## start Input for this task

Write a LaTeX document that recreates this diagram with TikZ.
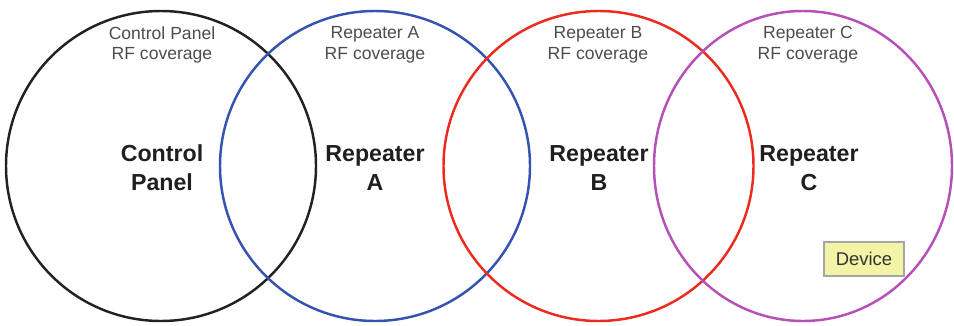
\documentclass[tikz,border=0pt]{standalone}
\usepackage{fontspec}
\setmainfont{Liberation Sans}
\definecolor{cpblack}{HTML}{222222}
\definecolor{rpblue}{HTML}{3553B0}
\definecolor{rpred}{HTML}{EC2A1E}
\definecolor{rpmagenta}{HTML}{B650B8}
\definecolor{devyellow}{HTML}{F4F4A6}
\tikzset{
  coverage/.style={text=black!70, font=\fontsize{10}{11.9}\selectfont},
  unitlabel/.style={text=black!88, font=\fontsize{13.2}{16.4}\selectfont\bfseries},
  devicebox/.style={draw=black!35, fill=devyellow, text=black!80, font=\fontsize{10.5}{12}\selectfont, minimum width=1.6cm, minimum height=0.68cm}
}
\begin{document}
\begin{tikzpicture}[x=0.02cm, y=-0.02cm, line width=1.4pt, every node/.style={align=center, inner sep=0pt}]
\useasboundingbox (0,0) rectangle (954,325);
% coverage circles
\draw[cpblack] (161,166) circle [radius=155];
\draw[rpblue] (375,166) circle [radius=155];
\draw[rpred] (598.5,166) circle [radius=155];
\draw[rpmagenta] (803,166) ellipse [x radius=149, y radius=155];
% labels
\node[coverage] (cprf) at (162,45) {Control Panel\\RF coverage};
\node[coverage] (arf) at (375,45) {Repeater A\\RF coverage};
\node[coverage] (brf) at (598,45) {Repeater B\\RF coverage};
\node[coverage] (crf) at (808,45) {Repeater C\\RF coverage};
\node[unitlabel] (cp) at (162,168) {Control\\Panel};
\node[unitlabel] (ra) at (375,168) {Repeater\\A};
\node[unitlabel] (rb) at (599,168) {Repeater\\B};
\node[unitlabel] (rc) at (809,168) {Repeater\\C};
\node[devicebox, line width=0.6pt] (dev) at (864,259) {Device};
\end{tikzpicture}
\end{document}
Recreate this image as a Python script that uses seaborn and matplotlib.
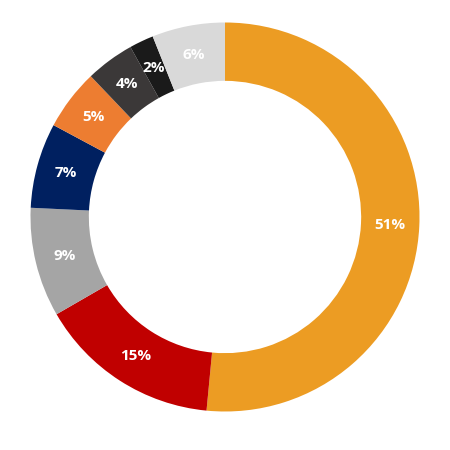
import numpy as np
import matplotlib
matplotlib.use("Agg")
import matplotlib.pyplot as plt
import seaborn as sns

# 數值（順時針，從 12 點鐘方向開始）
values = [51, 15, 9, 7, 5, 4, 2, 6]
pct_labels = ["51%", "15%", "9%", "7%", "5%", "4%", "2%", "6%"]
colors = ["#EC9C23", "#C00000", "#A5A5A5", "#002060",
          "#ED7D31", "#3B3838", "#1A1A1A", "#D9D9D9"]

sns.set_theme(style="white")
plt.rcParams['font.family'] = ['Open Sans', 'DejaVu Sans']

fig = plt.figure(figsize=(4.5, 4.5), dpi=100)
ax = fig.add_axes([0, 0, 1, 1])

wedges, _ = ax.pie(values, colors=colors, startangle=90, counterclock=False,
                   radius=1.0, wedgeprops=dict(width=0.30, edgecolor="none"))

# 百分比標籤放在環的中線
r_mid = 0.85
for w, lab in zip(wedges, pct_labels):
    ang = np.deg2rad((w.theta1 + w.theta2) / 2)
    ax.text(r_mid * np.cos(ang), r_mid * np.sin(ang), lab,
            ha='center', va='center', color='white',
            fontsize=11, fontweight='bold')

scale = 194.5
ax.set_xlim(-225 / scale, 225 / scale)
ax.set_ylim(-233 / scale, 217 / scale)
ax.set_aspect('equal')
ax.axis('off')

fig.savefig("out.png", dpi=100, facecolor="white")
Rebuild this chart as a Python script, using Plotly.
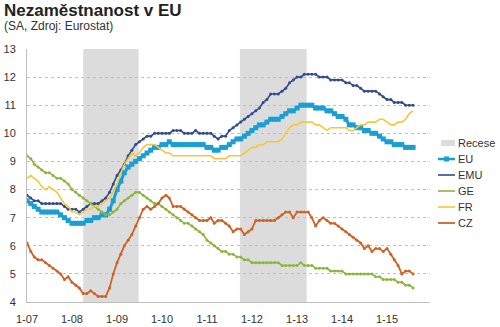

## end Input for this task

## What you have to do
Return all the entries word for word, but omit any pictures they contain.

## Full output
Write a LaTeX document that recreates this diagram with TikZ.
\documentclass[tikz,border=0pt]{standalone}
\usepackage{fontspec}
\setmainfont{Liberation Sans}
\definecolor{cpblack}{HTML}{222222}
\definecolor{rpblue}{HTML}{3553B0}
\definecolor{rpred}{HTML}{EC2A1E}
\definecolor{rpmagenta}{HTML}{B650B8}
\definecolor{devyellow}{HTML}{F4F4A6}
\tikzset{
  coverage/.style={text=black!70, font=\fontsize{10}{11.9}\selectfont},
  unitlabel/.style={text=black!88, font=\fontsize{13.2}{16.4}\selectfont\bfseries},
  devicebox/.style={draw=black!35, fill=devyellow, text=black!80, font=\fontsize{10.5}{12}\selectfont, minimum width=1.6cm, minimum height=0.68cm}
}
\begin{document}
\begin{tikzpicture}[x=0.02cm, y=-0.02cm, line width=1.4pt, every node/.style={align=center, inner sep=0pt}]
\useasboundingbox (0,0) rectangle (954,325);
% coverage circles
\draw[cpblack] (161,166) circle [radius=155];
\draw[rpblue] (375,166) circle [radius=155];
\draw[rpred] (598.5,166) circle [radius=155];
\draw[rpmagenta] (803,166) ellipse [x radius=149, y radius=155];
% labels
\node[coverage] (cprf) at (162,45) {Control Panel\\RF coverage};
\node[coverage] (arf) at (375,45) {Repeater A\\RF coverage};
\node[coverage] (brf) at (598,45) {Repeater B\\RF coverage};
\node[coverage] (crf) at (808,45) {Repeater C\\RF coverage};
\node[unitlabel] (cp) at (162,168) {Control\\Panel};
\node[unitlabel] (ra) at (375,168) {Repeater\\A};
\node[unitlabel] (rb) at (599,168) {Repeater\\B};
\node[unitlabel] (rc) at (809,168) {Repeater\\C};
\node[devicebox, line width=0.6pt] (dev) at (864,259) {Device};
\end{tikzpicture}
\end{document}
Recreate this image as a Python script that uses seaborn and matplotlib.
import numpy as np
import matplotlib
matplotlib.use("Agg")
import matplotlib.pyplot as plt
import seaborn as sns

# 數值（順時針，從 12 點鐘方向開始）
values = [51, 15, 9, 7, 5, 4, 2, 6]
pct_labels = ["51%", "15%", "9%", "7%", "5%", "4%", "2%", "6%"]
colors = ["#EC9C23", "#C00000", "#A5A5A5", "#002060",
          "#ED7D31", "#3B3838", "#1A1A1A", "#D9D9D9"]

sns.set_theme(style="white")
plt.rcParams['font.family'] = ['Open Sans', 'DejaVu Sans']

fig = plt.figure(figsize=(4.5, 4.5), dpi=100)
ax = fig.add_axes([0, 0, 1, 1])

wedges, _ = ax.pie(values, colors=colors, startangle=90, counterclock=False,
                   radius=1.0, wedgeprops=dict(width=0.30, edgecolor="none"))

# 百分比標籤放在環的中線
r_mid = 0.85
for w, lab in zip(wedges, pct_labels):
    ang = np.deg2rad((w.theta1 + w.theta2) / 2)
    ax.text(r_mid * np.cos(ang), r_mid * np.sin(ang), lab,
            ha='center', va='center', color='white',
            fontsize=11, fontweight='bold')

scale = 194.5
ax.set_xlim(-225 / scale, 225 / scale)
ax.set_ylim(-233 / scale, 217 / scale)
ax.set_aspect('equal')
ax.axis('off')

fig.savefig("out.png", dpi=100, facecolor="white")
Rebuild this chart as a Python script, using Plotly.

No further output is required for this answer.